Because I’m fairly up to speed with Unity now, I’ve blasted through this project and it’s probably about 80% complete at the moment, after 10 days. The major things remaining are tweaking and polish, so I’m hoping I can release it for Android by the weekend.
Now that I’m “experienced” with Unity, I’ve found that being able to work in a complete programming language makes the development process a lot quicker. One of the other flaws with Shiva was its use of a custom version of LUA which is missing a lot of the basic functionality that you’d take for granted in a modern language. I’d been using Shiva so long that I’d gotten used to figuring out convoluted workarounds for otherwise simple programming tasks. I’d forgotten how bad it was when I first started out on Shiva.
It’s not all fun and games though. Unity is a never-ending crash-fest, dying on me four to six times daily.
A particularly annoying instance occurred to me yesterday after I’d typed in about 80 lines of text that described the structure of the HYGXYZ and XHIP files. Monodevelop decided that one of the lines of text had a fatal error in it, underlined it in red, yet it compiled fine and ran. I’d have ignored it, but the error broke autocomplete, so it made working on that particular source file painful. In an effort to fix it, I highlighted everything I’d typed, pressed Ctrl+X to cut it, then, automatically, and without thinking, I hit Ctrl+S to save it while I silently mouthed “oh-sh**” as I realised that it was probably a bad idea to save the blank file. Yep, Monodevelop locked up, wiped the clipboard and left me with an hour of lost work.

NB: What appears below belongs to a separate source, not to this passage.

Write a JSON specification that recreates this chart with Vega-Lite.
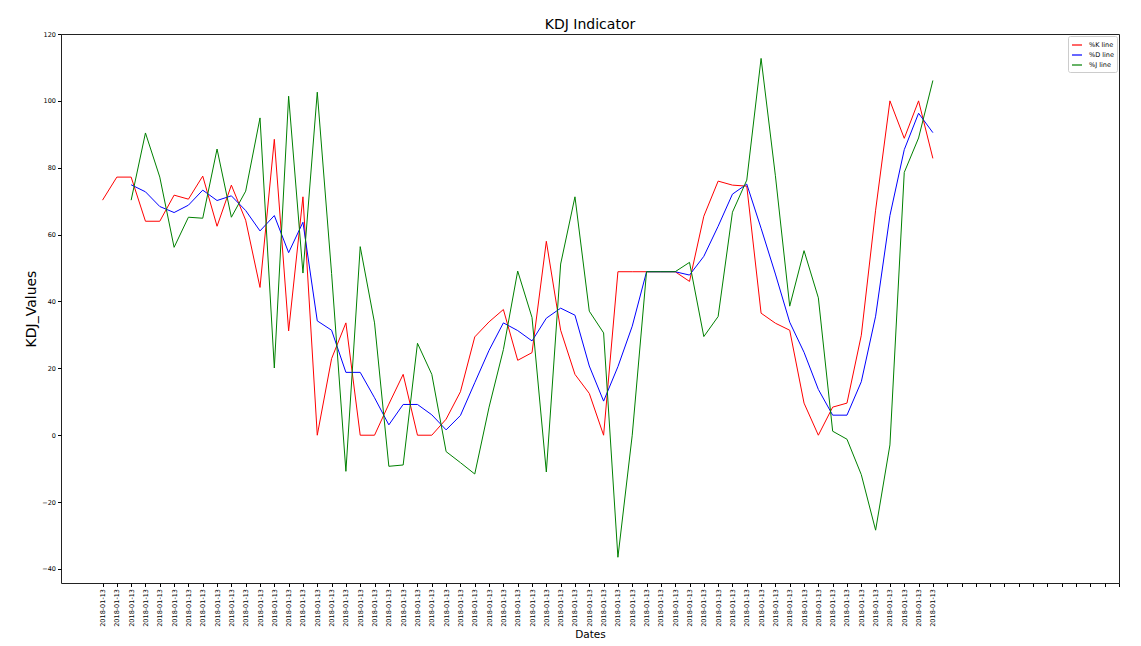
{
  "$schema": "https://vega.github.io/schema/vega-lite/v6.json",
  "width": 1058,
  "height": 549,
  "autosize": "none",
  "padding": {"left": 61, "top": 34, "right": 22, "bottom": 63},
  "background": "white",
  "title": {"text": "KDJ Indicator", "fontSize": 14, "fontWeight": "normal", "color": "black", "offset": -1, "anchor": "middle"},
  "data": {"values": [
    {"i":0,"s":"%K line","v":70.3},{"i":1,"s":"%K line","v":77.2},{"i":2,"s":"%K line","v":77.2},{"i":3,"s":"%K line","v":64.0},{"i":4,"s":"%K line","v":64.0},
    {"i":5,"s":"%K line","v":71.8},{"i":6,"s":"%K line","v":70.6},{"i":7,"s":"%K line","v":77.5},{"i":8,"s":"%K line","v":62.5},{"i":9,"s":"%K line","v":74.8},
    {"i":10,"s":"%K line","v":64.3},{"i":11,"s":"%K line","v":44.2},{"i":12,"s":"%K line","v":88.5},{"i":13,"s":"%K line","v":31.2},{"i":14,"s":"%K line","v":71.3},
    {"i":15,"s":"%K line","v":0},{"i":16,"s":"%K line","v":22.9},{"i":17,"s":"%K line","v":33.6},{"i":18,"s":"%K line","v":0},{"i":19,"s":"%K line","v":0},
    {"i":20,"s":"%K line","v":9.3},{"i":21,"s":"%K line","v":18.2},{"i":22,"s":"%K line","v":0},{"i":23,"s":"%K line","v":0},{"i":24,"s":"%K line","v":4.8},
    {"i":25,"s":"%K line","v":13.0},{"i":26,"s":"%K line","v":29.4},{"i":27,"s":"%K line","v":33.9},{"i":28,"s":"%K line","v":37.6},{"i":29,"s":"%K line","v":22.4},
    {"i":30,"s":"%K line","v":24.7},{"i":31,"s":"%K line","v":58.0},{"i":32,"s":"%K line","v":31.4},{"i":33,"s":"%K line","v":18.2},{"i":34,"s":"%K line","v":12.5},
    {"i":35,"s":"%K line","v":0},{"i":36,"s":"%K line","v":48.9},{"i":37,"s":"%K line","v":48.9},{"i":38,"s":"%K line","v":48.9},{"i":39,"s":"%K line","v":48.9},
    {"i":40,"s":"%K line","v":48.9},{"i":41,"s":"%K line","v":46.0},{"i":42,"s":"%K line","v":65.5},{"i":43,"s":"%K line","v":76.0},{"i":44,"s":"%K line","v":74.8},
    {"i":45,"s":"%K line","v":74.5},{"i":46,"s":"%K line","v":36.5},{"i":47,"s":"%K line","v":33.5},{"i":48,"s":"%K line","v":31.4},{"i":49,"s":"%K line","v":9.6},
    {"i":50,"s":"%K line","v":0},{"i":51,"s":"%K line","v":8.4},{"i":52,"s":"%K line","v":9.6},{"i":53,"s":"%K line","v":29.9},{"i":54,"s":"%K line","v":67.3},
    {"i":55,"s":"%K line","v":100},{"i":56,"s":"%K line","v":88.8},{"i":57,"s":"%K line","v":100},{"i":58,"s":"%K line","v":82.8},

    {"i":2,"s":"%D line","v":74.9},{"i":3,"s":"%D line","v":72.8},{"i":4,"s":"%D line","v":68.4},
    {"i":5,"s":"%D line","v":66.6},{"i":6,"s":"%D line","v":68.8},{"i":7,"s":"%D line","v":73.3},{"i":8,"s":"%D line","v":70.2},{"i":9,"s":"%D line","v":71.6},
    {"i":10,"s":"%D line","v":67.2},{"i":11,"s":"%D line","v":61.1},{"i":12,"s":"%D line","v":65.7},{"i":13,"s":"%D line","v":54.6},{"i":14,"s":"%D line","v":63.7},
    {"i":15,"s":"%D line","v":34.2},{"i":16,"s":"%D line","v":31.4},{"i":17,"s":"%D line","v":18.8},{"i":18,"s":"%D line","v":18.8},{"i":19,"s":"%D line","v":11.2},
    {"i":20,"s":"%D line","v":3.1},{"i":21,"s":"%D line","v":9.2},{"i":22,"s":"%D line","v":9.2},{"i":23,"s":"%D line","v":6.1},{"i":24,"s":"%D line","v":1.6},
    {"i":25,"s":"%D line","v":5.9},{"i":26,"s":"%D line","v":15.7},{"i":27,"s":"%D line","v":25.4},{"i":28,"s":"%D line","v":33.6},{"i":29,"s":"%D line","v":31.3},
    {"i":30,"s":"%D line","v":28.2},{"i":31,"s":"%D line","v":35.0},{"i":32,"s":"%D line","v":38.0},{"i":33,"s":"%D line","v":35.9},{"i":34,"s":"%D line","v":20.7},
    {"i":35,"s":"%D line","v":10.2},{"i":36,"s":"%D line","v":20.5},{"i":37,"s":"%D line","v":32.6},{"i":38,"s":"%D line","v":48.9},{"i":39,"s":"%D line","v":48.9},
    {"i":40,"s":"%D line","v":48.9},{"i":41,"s":"%D line","v":47.9},{"i":42,"s":"%D line","v":53.5},{"i":43,"s":"%D line","v":62.5},{"i":44,"s":"%D line","v":72.1},
    {"i":45,"s":"%D line","v":75.1},{"i":46,"s":"%D line","v":61.9},{"i":47,"s":"%D line","v":48.2},{"i":48,"s":"%D line","v":33.8},{"i":49,"s":"%D line","v":24.8},
    {"i":50,"s":"%D line","v":13.7},{"i":51,"s":"%D line","v":6.0},{"i":52,"s":"%D line","v":6.0},{"i":53,"s":"%D line","v":16.0},{"i":54,"s":"%D line","v":35.6},
    {"i":55,"s":"%D line","v":65.7},{"i":56,"s":"%D line","v":85.4},{"i":57,"s":"%D line","v":96.3},{"i":58,"s":"%D line","v":90.5},

    {"i":2,"s":"%J line","v":70.3},{"i":3,"s":"%J line","v":90.4},{"i":4,"s":"%J line","v":77.2},
    {"i":5,"s":"%J line","v":56.2},{"i":6,"s":"%J line","v":65.2},{"i":7,"s":"%J line","v":64.9},{"i":8,"s":"%J line","v":85.6},{"i":9,"s":"%J line","v":65.2},
    {"i":10,"s":"%J line","v":73.0},{"i":11,"s":"%J line","v":94.9},{"i":12,"s":"%J line","v":20.1},{"i":13,"s":"%J line","v":101.4},{"i":14,"s":"%J line","v":48.5},
    {"i":15,"s":"%J line","v":102.6},{"i":16,"s":"%J line","v":48.4},{"i":17,"s":"%J line","v":-10.8},{"i":18,"s":"%J line","v":56.4},{"i":19,"s":"%J line","v":33.6},
    {"i":20,"s":"%J line","v":-9.3},{"i":21,"s":"%J line","v":-8.9},{"i":22,"s":"%J line","v":27.5},{"i":23,"s":"%J line","v":18.2},{"i":24,"s":"%J line","v":-4.9},
    {"i":25,"s":"%J line","v":-8.2},{"i":26,"s":"%J line","v":-11.6},{"i":27,"s":"%J line","v":8.4},{"i":28,"s":"%J line","v":25.6},{"i":29,"s":"%J line","v":49.1},
    {"i":30,"s":"%J line","v":35.2},{"i":31,"s":"%J line","v":-11.0},{"i":32,"s":"%J line","v":51.2},{"i":33,"s":"%J line","v":71.3},{"i":34,"s":"%J line","v":37.1},
    {"i":35,"s":"%J line","v":30.6},{"i":36,"s":"%J line","v":-36.5},{"i":37,"s":"%J line","v":0},{"i":38,"s":"%J line","v":48.9},{"i":39,"s":"%J line","v":48.9},
    {"i":40,"s":"%J line","v":48.9},{"i":41,"s":"%J line","v":51.7},{"i":42,"s":"%J line","v":29.5},{"i":43,"s":"%J line","v":35.5},{"i":44,"s":"%J line","v":66.7},
    {"i":45,"s":"%J line","v":76.3},{"i":46,"s":"%J line","v":112.7},{"i":47,"s":"%J line","v":77.6},{"i":48,"s":"%J line","v":38.6},{"i":49,"s":"%J line","v":55.2},
    {"i":50,"s":"%J line","v":41.1},{"i":51,"s":"%J line","v":1.2},{"i":52,"s":"%J line","v":-1.2},{"i":53,"s":"%J line","v":-11.8},{"i":54,"s":"%J line","v":-28.4},
    {"i":55,"s":"%J line","v":-2.9},{"i":56,"s":"%J line","v":78.6},{"i":57,"s":"%J line","v":88.9},{"i":58,"s":"%J line","v":106.1}
  ]},
  "mark": {"type": "line", "strokeWidth": 1, "interpolate": "linear"},
  "encoding": {
    "x": {
      "field": "i", "type": "quantitative",
      "scale": {"domain": [-2.9, 71], "nice": false, "zero": false},
      "axis": {
        "title": "Dates", "titleFontSize": 10.5, "titleFontWeight": "normal", "titleColor": "black", "titlePadding": 3,
        "values": [0,1,2,3,4,5,6,7,8,9,10,11,12,13,14,15,16,17,18,19,20,21,22,23,24,25,26,27,28,29,30,31,32,33,34,35,36,37,38,39,40,41,42,43,44,45,46,47,48,49,50,51,52,53,54,55,56,57,58,59,60,61,62,63,64,65,66,67,68,69,70,71],
        "labelExpr": "datum.value <= 58 ? '2018-01-13' : ''",
        "labelAngle": 270, "labelFontSize": 6.5, "labelColor": "black", "labelPadding": 2,
        "labelOverlap": false, "labelFlush": false, "labelBound": false,
        "tickSize": 3.5, "tickColor": "black", "grid": false, "domain": false
      }
    },
    "y": {
      "field": "v", "type": "quantitative",
      "scale": {"domain": [-44.2, 120], "nice": false, "zero": false},
      "axis": {
        "title": "KDJ_Values", "titleFontSize": 14, "titleFontWeight": "normal", "titleColor": "black", "titlePadding": 3,
        "values": [-40,-20,0,20,40,60,80,100,120],
        "labelFontSize": 6.5, "labelColor": "black", "labelPadding": 2,
        "tickSize": 3.5, "tickColor": "black", "grid": false, "domain": false
      }
    },
    "color": {
      "field": "s", "type": "nominal",
      "scale": {"domain": ["%K line", "%D line", "%J line"], "range": ["#ff0000", "#0000ff", "#008000"]},
      "legend": {
        "title": null, "orient": "top-right", "offset": 2,
        "symbolType": "stroke", "symbolSize": 100, "symbolStrokeWidth": 1.2,
        "labelFontSize": 6.5, "labelColor": "black", "labelOffset": 6,
        "rowPadding": 0, "padding": 3,
        "strokeColor": "#cccccc", "fillColor": "white", "cornerRadius": 2
      }
    }
  },
  "config": {
    "font": "DejaVu Sans",
    "view": {"stroke": "#222222", "strokeWidth": 1}
  }
}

About a week ago, Unity decided to break an early version of the Galaxy Explorer app, in a very clever and original way. The app ran fine in the editor. Unfortunately, when it was exported, Unity trashed one particular texture that was used to render the points that are used to draw the stars at a distance. The end result was that upon export, running the app on my phone or tablet, all the points were draw with a flat, white texture, so the sky was full of little white squares instead of stars. After export, running the app in the editor would have the same result, and the only way to fix it was to re-import the texture, but it would just break again when I next exported it for testing. I never did figure out what was doing this. The solution was to create a new scene and set it up as a duplicate of the “broken” one. I’ve not had an export issue since.
I’ve also had Unity eat files in my project. A couple of days ago, I hit play and Unity froze while starting the app. After I killed it, and restarted Unity, the app wouldn’t run anymore because a number of key files in the Resources folder were now missing. It seems that Unity had somehow deleted the files when it crashed.
I make sure that I backup several times each day after seeing that happen.
One other thing I should mention is that I’ve been having a few issues with shaders on Android. The particular problem I had was with the Sun model as seen in the attached picture. The custom shaders supplied with Unity Space Toolkit are very elaborate and have fields that control the appearance of the star using all manner of different settings. Unfortunately, this meant that the shader wouldn’t work properly on my Galaxy Note, while it looked fine on my Transformer Prime. I ended up discarding the supplied shaders and faked the appearance of them using geometry + textures (thankfully supplied with Unity Space Toolkit) and a simple transparent rim lit shader that I wrote, after learning how to write shaders to solve this particular issue. The end result was quite similar to the supplied shader, not quite as accurate to real life, but a lot more compatible with my testing devices.